:: INSTRUCTION ::
Without the pictures, output the lines of the material from the very first through the one that holds "(32,31) rectangle (736,994);".

:: SOURCE EXCERPT ::
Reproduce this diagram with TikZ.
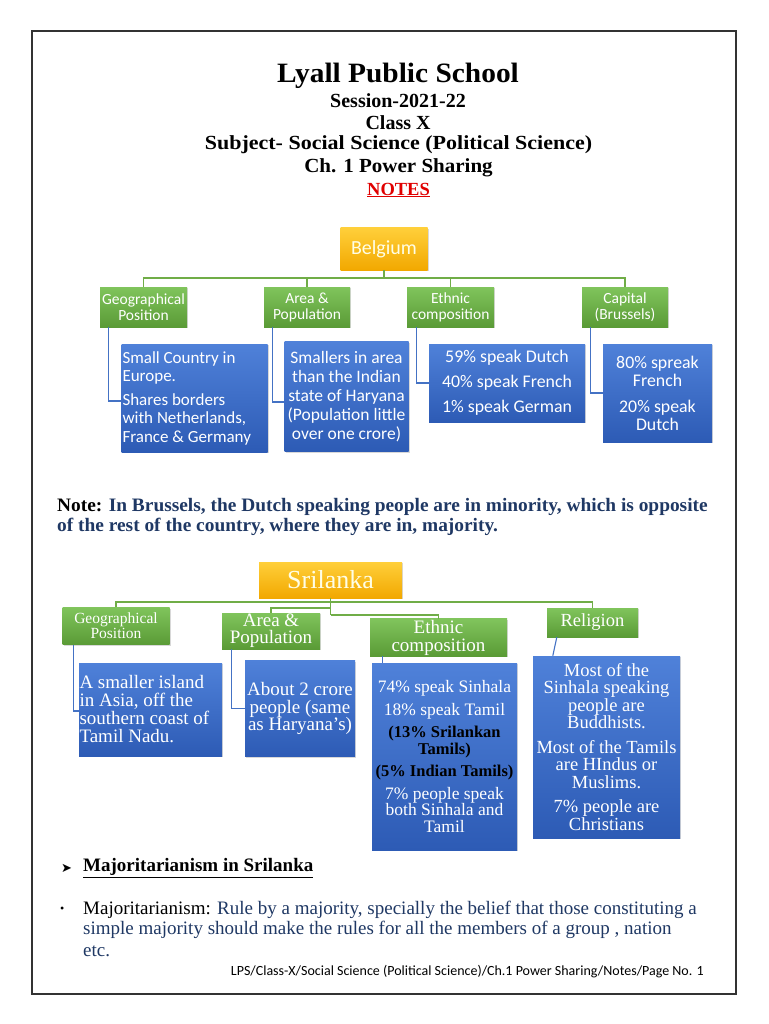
\documentclass[tikz,border=0pt]{standalone}
\usepackage{graphicx}
\usepackage{fontspec}
\setmainfont{Liberation Serif}
\newfontfamily\calfont{Carlito}
\newfontfamily\symfont{DejaVu Sans}
\usetikzlibrary{shadows}
\definecolor{navy}{HTML}{1F3864}
\definecolor{G1}{HTML}{80C45C}
\definecolor{G2}{HTML}{5A9B36}
\definecolor{B1}{HTML}{4F81D9}
\definecolor{B2}{HTML}{2D5BB5}
\definecolor{Y1}{HTML}{FFCF3A}
\definecolor{Y2}{HTML}{F2A800}
\definecolor{GL}{HTML}{70AD47}
\definecolor{BL}{HTML}{4472C4}
\definecolor{notered}{HTML}{E00000}
\tikzset{
  shad/.style={drop shadow={opacity=0.3,shadow xshift=1.3pt,shadow yshift=-1.3pt}},
  ybox/.style={top color=Y1, bottom color=Y2, text=white, align=center, inner sep=1pt, shad},
  gbox/.style={top color=G1, bottom color=G2, text=white, align=center, inner sep=1pt, shad},
  bbox/.style={top color=B1, bottom color=B2, text=white, align=center, inner sep=1pt, shad},
  gline/.style={draw=GL, line width=1.1pt},
  bline/.style={draw=BL, line width=1.1pt},
  hdr/.style={font=\bfseries\fontsize{20}{22}\selectfont, inner sep=0pt},
  txt/.style={anchor=west, inner sep=0pt},
}
\begin{document}
\begin{tikzpicture}[x=1pt,y=-1pt]
\useasboundingbox (0,0) rectangle (768,1024);
\fill[white] (0,0) rectangle (768,1024);
\draw[line width=1.5pt, draw=black!80] (32,31) rectangle (736,994);

% header
\node[font=\bfseries\fontsize{28}{30}\selectfont, inner sep=0pt] (t1) at (398,76) {\scalebox{1.05}[1]{Lyall Public School}};
\node[hdr] (t2) at (398,101) {Session-2021-22};
\node[hdr] (t3) at (398,123) {Class X};
\node[hdr] (t4) at (398.5,145) {\scalebox{1.1}[1]{Subject- Social Science (Political Science)}};
\node[hdr] (t5) at (398.5,168) {\scalebox{1.05}[1]{Ch. 1 Power Sharing}};
\node[hdr, font=\bfseries\fontsize{18.5}{22}\selectfont, text=notered] (t6) at (398.5,190) {\underline{NOTES}};

% Belgium
\node[ybox, minimum width=87pt, minimum height=42pt, font=\calfont\fontsize{20}{24}\selectfont, text=white!90!yellow] (bel) at (384,249) {Belgium};
\node[gbox, minimum width=87pt, minimum height=40pt, font=\calfont\fontsize{15.5}{16}\selectfont] (bg1) at (143.5,307) {Geographical\\Position};
\node[gbox, minimum width=86pt, minimum height=40pt, font=\calfont\fontsize{15.5}{16}\selectfont] (bg2) at (307,307) {Area \&\\Population};
\node[gbox, minimum width=87pt, minimum height=40pt, font=\calfont\fontsize{15.5}{16}\selectfont] (bg3) at (450.5,307) {Ethnic\\composition};
\node[gbox, minimum width=86pt, minimum height=40pt, font=\calfont\fontsize{15.5}{16}\selectfont] (bg4) at (625,307) {Capital\\(Brussels)};

\node[bbox, minimum width=146pt, minimum height=108pt, text width=144pt, align=flush left, font=\calfont\fontsize{17}{18.5}\selectfont] (bb1) at (194.5,398) {Small Country in\\Europe.\\[5pt]Shares borders\\with Netherlands,\\France \& Germany};
\node[bbox, minimum width=124pt, minimum height=110pt, font=\calfont\fontsize{17.5}{19}\selectfont] (bb2) at (346.5,396.5) {Smallers in area\\than the Indian\\state of Haryana\\(Population little\\over one crore)};
\node[bbox, minimum width=156pt, minimum height=78pt, font=\calfont\fontsize{17.8}{18}\selectfont] (bb3) at (507,383) {59\% speak Dutch\\[7pt]40\% speak French\\[7pt]1\% speak German};
\node[bbox, minimum width=109pt, minimum height=98pt, font=\calfont\fontsize{17.8}{18}\selectfont] (bb4) at (657.5,393) {80\% spreak\\French\\[8pt]20\% speak\\Dutch};

\coordinate (bj) at (384,278);
\draw[gline] (bel.south) -- (bj);
\draw[gline] (bg1.north) |- (bj);
\draw[gline] (bg2.north) |- (bj);
\draw[gline] (bg3.north) |- (bj);
\draw[gline] (bg4.north) |- (bj);

\draw[bline] ([xshift=9pt]bg1.south west) |- ([yshift=-3pt]bb1.west);
\draw[bline] ([xshift=9pt]bg2.south west) |- ([yshift=-5.5pt]bb2.west);
\draw[bline] ([xshift=10pt]bg3.south west) |- (bb3.west);
\draw[bline] ([xshift=9pt]bg4.south west) |- (bb4.west);

% Note
\node[txt, font=\bfseries\fontsize{19}{20}\selectfont] (n1) at (57,507) {\scalebox{1.02}[1]{Note: \textcolor{navy}{In Brussels, the Dutch speaking people are in minority, which is opposite}}};
\node[txt, font=\bfseries\fontsize{19}{20}\selectfont, text=navy] (n2) at (57,527) {\scalebox{1.02}[1]{of the rest of the country, where they are in, majority.}};

% Srilanka
\node[ybox, minimum width=143pt, minimum height=36pt, font=\fontsize{26}{28}\selectfont, text=white!90!yellow] (sri) at (330.5,580) {Srilanka};
\node[gbox, minimum width=107pt, minimum height=37pt, font=\fontsize{15.5}{15}\selectfont] (sg1) at (116,626) {Geographical\\Position};
\node[gbox, minimum width=98pt, minimum height=36pt, font=\fontsize{19}{17}\selectfont] (sg2) at (271,631) {Area \&\\Population};
\node[gbox, minimum width=137pt, minimum height=36pt, font=\fontsize{19}{18}\selectfont] (sg3) at (438.5,637.5) {Ethnic\\composition};
\node[gbox, minimum width=91pt, minimum height=29pt, font=\fontsize{18.5}{18}\selectfont] (sg4) at (592.5,622.5) {Religion};

\node[bbox, minimum width=143pt, minimum height=93pt, text width=142pt, align=flush left, inner sep=0.5pt, font=\fontsize{19}{18}\selectfont] (sb1) at (150.5,709.5) {A smaller island\\in Asia, off the\\southern coast of\\Tamil Nadu.};
\node[bbox, minimum width=110pt, minimum height=96pt, font=\fontsize{19}{17.5}\selectfont] (sb2) at (300,708.5) {About 2 crore\\people (same\\as Haryana's)};
\node[bbox, minimum width=145pt, minimum height=187pt, font=\fontsize{17.5}{16.5}\selectfont] (sb3) at (444.5,756.5) {74\% speak Sinhala\\[6pt]18\% speak Tamil\\[6pt]\textcolor{black}{\bfseries\fontsize{16.5}{16.5}\selectfont(13\% Srilankan}\\\textcolor{black}{\bfseries\fontsize{16.5}{16.5}\selectfont Tamils)}\\[6pt]\textcolor{black}{\bfseries\fontsize{16.5}{16.5}\selectfont(5\% Indian Tamils)}\\[6pt]7\% people speak\\both Sinhala and\\Tamil};
\node[bbox, minimum width=147pt, minimum height=182pt, font=\fontsize{18.5}{17.5}\selectfont] (sb4) at (606.5,747) {Most of the\\Sinhala speaking\\people are\\Buddhists.\\[7pt]Most of the Tamils\\are HIndus or\\Muslims.\\[7pt]7\% people are\\Christians};

\coordinate (sj1) at (330.5,602);
\coordinate (sj2) at (330.5,608);
\coordinate (sj3) at (330.5,615);
\draw[gline] (sri.south) -- (sj3);
\draw[gline] (sg1.north) |- (sj1) -| (sg4.north);
\draw[gline] (sg2.north) |- (sj2);
\draw[gline] (sg3.north) |- (sj3);

\draw[bline] ([xshift=11pt]sg1.south west) |- ([yshift=-1.5pt]sb1.west);
\draw[bline] ([xshift=10pt]sg2.south west) |- (sb2.west);
\draw[bline] ([xshift=13pt]sg3.south west) -- ([xshift=11pt]sb3.north west);
\draw[bline] ([xshift=10pt]sg4.south west) -- ([xshift=20pt]sb4.north west);

% Majoritarianism
\node[txt, font=\symfont\fontsize{13}{14}\selectfont] (arr) at (61,868) {➤};
\node[txt, font=\bfseries\fontsize{19}{20}\selectfont] (mh) at (83,868) {\underline{Majoritarianism in Srilanka}};
\node[txt, font=\fontsize{12}{14}\selectfont] (bul) at (60,910) {•};
\node[txt, font=\fontsize{19}{20}\selectfont] (m1) at (83,910) {Majoritarianism: \textcolor{navy}{Rule by a majority, specially the belief that those constituting a}};
\node[txt, font=\fontsize{19}{20}\selectfont, text=navy] (m2) at (83,930) {simple majority should make the rules for all the members of a group , nation};
\node[txt, font=\fontsize{19}{20}\selectfont, text=navy] (m3) at (83,951) {etc.};

\node[anchor=east, inner sep=0pt, font=\calfont\fontsize{14}{14}\selectfont] (foot) at (704,972) {LPS/Class-X/Social Science (Political Science)/Ch.1 Power Sharing/Notes/Page No. 1};
\end{tikzpicture}
\end{document}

:: THE SOLUTION ::
Reproduce this diagram with TikZ.
\documentclass[tikz,border=0pt]{standalone}
\usepackage{graphicx}
\usepackage{fontspec}
\setmainfont{Liberation Serif}
\newfontfamily\calfont{Carlito}
\newfontfamily\symfont{DejaVu Sans}
\usetikzlibrary{shadows}
\definecolor{navy}{HTML}{1F3864}
\definecolor{G1}{HTML}{80C45C}
\definecolor{G2}{HTML}{5A9B36}
\definecolor{B1}{HTML}{4F81D9}
\definecolor{B2}{HTML}{2D5BB5}
\definecolor{Y1}{HTML}{FFCF3A}
\definecolor{Y2}{HTML}{F2A800}
\definecolor{GL}{HTML}{70AD47}
\definecolor{BL}{HTML}{4472C4}
\definecolor{notered}{HTML}{E00000}
\tikzset{
  shad/.style={drop shadow={opacity=0.3,shadow xshift=1.3pt,shadow yshift=-1.3pt}},
  ybox/.style={top color=Y1, bottom color=Y2, text=white, align=center, inner sep=1pt, shad},
  gbox/.style={top color=G1, bottom color=G2, text=white, align=center, inner sep=1pt, shad},
  bbox/.style={top color=B1, bottom color=B2, text=white, align=center, inner sep=1pt, shad},
  gline/.style={draw=GL, line width=1.1pt},
  bline/.style={draw=BL, line width=1.1pt},
  hdr/.style={font=\bfseries\fontsize{20}{22}\selectfont, inner sep=0pt},
  txt/.style={anchor=west, inner sep=0pt},
}
\begin{document}
\begin{tikzpicture}[x=1pt,y=-1pt]
\useasboundingbox (0,0) rectangle (768,1024);
\fill[white] (0,0) rectangle (768,1024);
\draw[line width=1.5pt, draw=black!80] (32,31) rectangle (736,994);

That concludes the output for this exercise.